Key Points
- The Dan Ives Wedbush AI Revolution ETF provides targeted exposure to companies benefiting from artificial intelligence growth.
- The fund carries a 0.75% expense ratio and invests across the broader AI ecosystem beyond major technology firms.
- High-growth holdings such as Oklo add potential upside but also introduce higher volatility.
Artificial intelligence remains one of the most powerful themes driving global equity markets, prompting the creation of new investment products designed to capture the sector’s long-term growth potential. One of the latest offerings is the Dan Ives Wedbush AI Revolution ETF (IVES), which aims to provide investors with concentrated exposure to companies expected to benefit from the rapid expansion of AI technologies. As technology firms continue investing hundreds of billions of dollars into data centers, semiconductors, and computing infrastructure, thematic ETFs focused on artificial intelligence are gaining attention from investors seeking targeted exposure beyond traditional technology indices.
A Thematic Approach to the AI Investment Trend
The Dan Ives Wedbush AI Revolution ETF was designed to capture opportunities across the broader artificial intelligence ecosystem by combining large-cap technology leaders with emerging companies positioned to benefit from the next phase of AI adoption. While many technology ETFs focus heavily on the largest companies in the Nasdaq 100, this fund aims to broaden that exposure by including firms involved in AI infrastructure, specialized semiconductor production, data center development, and energy solutions needed to support large-scale computing workloads. By blending established market leaders with smaller high-growth companies, the ETF attempts to offer investors both stability from dominant tech firms and the potential upside associated with emerging innovators.

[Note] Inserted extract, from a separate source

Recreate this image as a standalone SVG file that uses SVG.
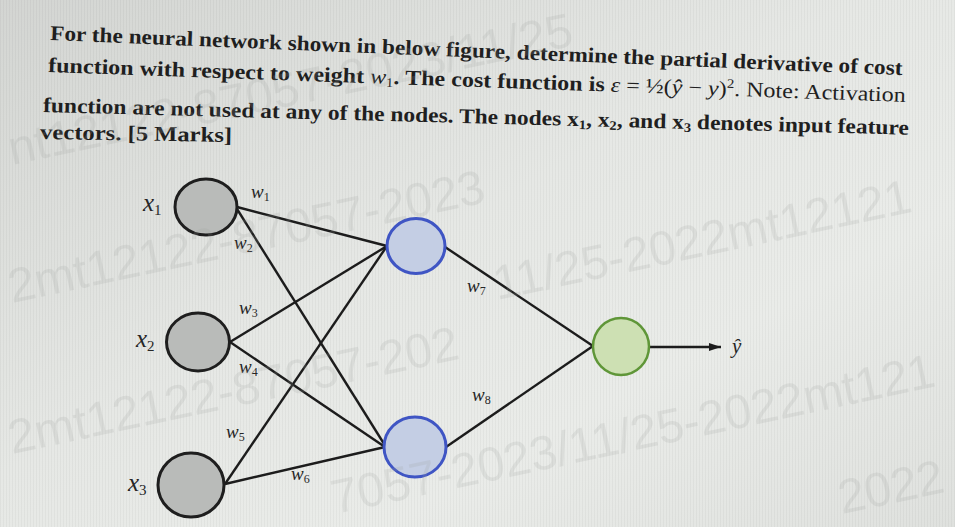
<svg xmlns="http://www.w3.org/2000/svg" width="955" height="527" viewBox="0 0 955 527">
<defs>
<style>
.q{font-family:"Liberation Serif","Times New Roman",serif;font-size:21px;font-weight:bold;fill:#1f1f1f}
.m{font-weight:normal;font-style:italic}
.n{font-weight:normal}
.wm{font-family:"Liberation Sans",Arial,sans-serif;font-size:48px;fill:#9da09d;opacity:0.18}
.in{fill:#b9bbb9;stroke:#1e1e1e;stroke-width:3}
.hid{fill:#c4cee4;stroke:#3f55c4;stroke-width:3}
.out{fill:#cde0b3;stroke:#5f9638;stroke-width:2.5}
.edge{stroke:#1c1c1c;stroke-width:2.4;fill:none}
.lbl{font-family:"Liberation Serif","Times New Roman",serif;font-style:italic;fill:#262626}
.wl{font-size:19px}
.xl{font-size:25px}
.sb{font-style:normal}
</style>
<linearGradient id="bg" x1="0" y1="0" x2="1" y2="1">
<stop offset="0" stop-color="#d3d5d2"/>
<stop offset="0.45" stop-color="#e6e8e5"/>
<stop offset="0.7" stop-color="#eaece9"/>
<stop offset="1" stop-color="#dfe1de"/>
</linearGradient>
<pattern id="stripes" width="3" height="3" patternUnits="userSpaceOnUse">
<rect x="0" y="0" width="1" height="3" fill="#000" opacity="0.035"/>
</pattern>
<marker id="ah" viewBox="0 0 12 8" refX="12" refY="4" markerWidth="12" markerHeight="8" markerUnits="userSpaceOnUse" orient="auto">
<path d="M0,0 L12,4 L0,8 Z" fill="#1c1c1c"/>
</marker>
</defs>

<rect width="955" height="527" fill="url(#bg)"/>
<rect width="955" height="527" fill="url(#stripes)"/>

<g id="question">
<text class="q" x="50" y="40" transform="rotate(2.35 50 40)" textLength="853" lengthAdjust="spacingAndGlyphs">For the neural network shown in below figure, determine the partial derivative of cost</text>
<text class="q" x="48" y="72" transform="rotate(2.0 48 72)" textLength="858" lengthAdjust="spacingAndGlyphs">function with respect to weight <tspan class="m">w</tspan><tspan class="n" font-size="13" dy="3">1</tspan><tspan dy="-3">. The cost function is </tspan><tspan class="m">ε</tspan><tspan class="n"> = ½(</tspan><tspan class="m">ŷ</tspan><tspan class="n"> − </tspan><tspan class="m">y</tspan><tspan class="n">)</tspan><tspan class="n" font-size="13" dy="-8">2</tspan><tspan class="n" dy="8">. Note: Activation</tspan></text>
<text class="q" x="43" y="112" transform="rotate(1.5 43 112)" textLength="866" lengthAdjust="spacingAndGlyphs">function are not used at any of the nodes. The nodes x<tspan font-size="13" dy="3">1</tspan><tspan dy="-3">, x</tspan><tspan font-size="13" dy="3">2</tspan><tspan dy="-3">, and x</tspan><tspan font-size="13" dy="3">3</tspan><tspan dy="-3"> denotes input feature</tspan></text>
<text class="q" x="40" y="139" transform="rotate(0.9 40 139)" textLength="192" lengthAdjust="spacingAndGlyphs">vectors. [5 Marks]</text>
</g>

<g id="connectors">
<line class="edge" x1="237" y1="207" x2="387" y2="246"/>
<line class="edge" x1="237" y1="209" x2="386" y2="447"/>
<line class="edge" x1="230" y1="342" x2="387" y2="246"/>
<line class="edge" x1="230" y1="342" x2="385" y2="447"/>
<line class="edge" x1="225" y1="484" x2="387" y2="246"/>
<line class="edge" x1="225" y1="484" x2="385" y2="447"/>
<line class="edge" x1="445" y1="247" x2="593" y2="346"/>
<line class="edge" x1="446" y1="447" x2="593" y2="346"/>
<line class="edge" x1="649" y1="347" x2="721" y2="347" marker-end="url(#ah)"/>
<text class="lbl wl" x="251" y="198">w<tspan class="sb" font-size="12" dy="3">1</tspan></text>
<text class="lbl wl" x="234" y="249">w<tspan class="sb" font-size="12" dy="3">2</tspan></text>
<text class="lbl wl" x="239" y="314">w<tspan class="sb" font-size="12" dy="3">3</tspan></text>
<text class="lbl wl" x="239" y="373">w<tspan class="sb" font-size="12" dy="3">4</tspan></text>
<text class="lbl wl" x="226" y="438">w<tspan class="sb" font-size="12" dy="3">5</tspan></text>
<text class="lbl wl" x="291" y="480">w<tspan class="sb" font-size="12" dy="3">6</tspan></text>
<text class="lbl wl" x="467" y="292">w<tspan class="sb" font-size="12" dy="3">7</tspan></text>
<text class="lbl wl" x="472" y="401">w<tspan class="sb" font-size="12" dy="3">8</tspan></text>
<text class="lbl" x="732" y="353" font-size="21">ŷ</text>
</g>

<g id="x1">
<ellipse class="in" cx="206" cy="207" rx="31" ry="28"/>
<text class="lbl xl" x="143" y="211">x<tspan class="sb" font-size="15" dy="4">1</tspan></text>
</g>
<g id="x2">
<ellipse class="in" cx="198" cy="342" rx="31.5" ry="29"/>
<text class="lbl xl" x="136" y="347">x<tspan class="sb" font-size="15" dy="4">2</tspan></text>
</g>
<g id="x3">
<ellipse class="in" cx="191" cy="485" rx="33" ry="32"/>
<text class="lbl xl" x="128" y="491">x<tspan class="sb" font-size="15" dy="4">3</tspan></text>
</g>
<g id="h1">
<ellipse class="hid" cx="416" cy="246" rx="29" ry="27.5"/>
</g>
<g id="h2">
<ellipse class="hid" cx="415" cy="447" rx="31" ry="30"/>
</g>
<g id="out">
<ellipse class="out" cx="621" cy="346.5" rx="28" ry="28.5"/>
</g>

<g id="watermarks">
<text class="wm" x="12" y="165" transform="rotate(-12 12 165)" opacity="0.1">nt12122-87057-2023/11/25</text>
<text class="wm" x="12" y="303" transform="rotate(-12 12 303)">2mt12122-87057-2023</text>
<text class="wm" x="497" y="300" transform="rotate(-12 497 300)">11/25-2022mt12121</text>
<text class="wm" x="12" y="454" transform="rotate(-12 12 454)">2mt12122-87057-202</text>
<text class="wm" x="335" y="514" transform="rotate(-12 335 514)">7057-2023/11/25-2022mt121</text>
<text class="wm" x="842" y="514" transform="rotate(-12 842 514)">2022</text>
</g>
</svg>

Higher Fees Reflect a Targeted AI Strategy
The ETF carries an expense ratio of 0.75%, which is higher than many traditional index-tracking technology funds. However, the higher fee reflects its targeted thematic strategy, which aims to capture specific segments of the artificial intelligence value chain rather than simply replicating a broad market index. While the fund still includes exposure to major technology leaders commonly found in other tech-focused ETFs, its strategy extends beyond these companies by incorporating firms positioned in adjacent industries such as semiconductor manufacturing, nuclear energy development, and AI infrastructure services. This broader exposure could provide investors with access to areas of the AI economy that may not yet be fully represented in major stock indices.
High-Growth Holdings Add Potential Upside and Risk
One of the distinguishing characteristics of the ETF is its inclusion of higher-risk, high-reward companies that could benefit significantly if artificial intelligence adoption accelerates. Among these holdings is Oklo, a company focused on advanced nuclear energy technologies that could play an increasingly important role in powering energy-intensive AI data centers. Such additions introduce the possibility of outsized returns if these companies succeed, but they also increase the volatility of the overall portfolio. For investors comfortable with higher risk levels, this mix of established technology giants and emerging AI-related firms may offer a more dynamic way to participate in the growth of the sector.
Looking ahead, the success of AI-focused investment strategies will largely depend on how rapidly artificial intelligence technologies continue to expand across industries. Massive capital spending by major technology companies on computing infrastructure suggests the AI ecosystem will remain a central driver of market growth. However, investors will also need to monitor potential risks, including rising interest rates, technology sector valuation pressures, and the pace at which businesses adopt AI solutions. If the AI investment cycle continues to accelerate, thematic funds such as the Wedbush AI Revolution ETF could become increasingly prominent tools for investors seeking concentrated exposure to the next wave of technological innovation.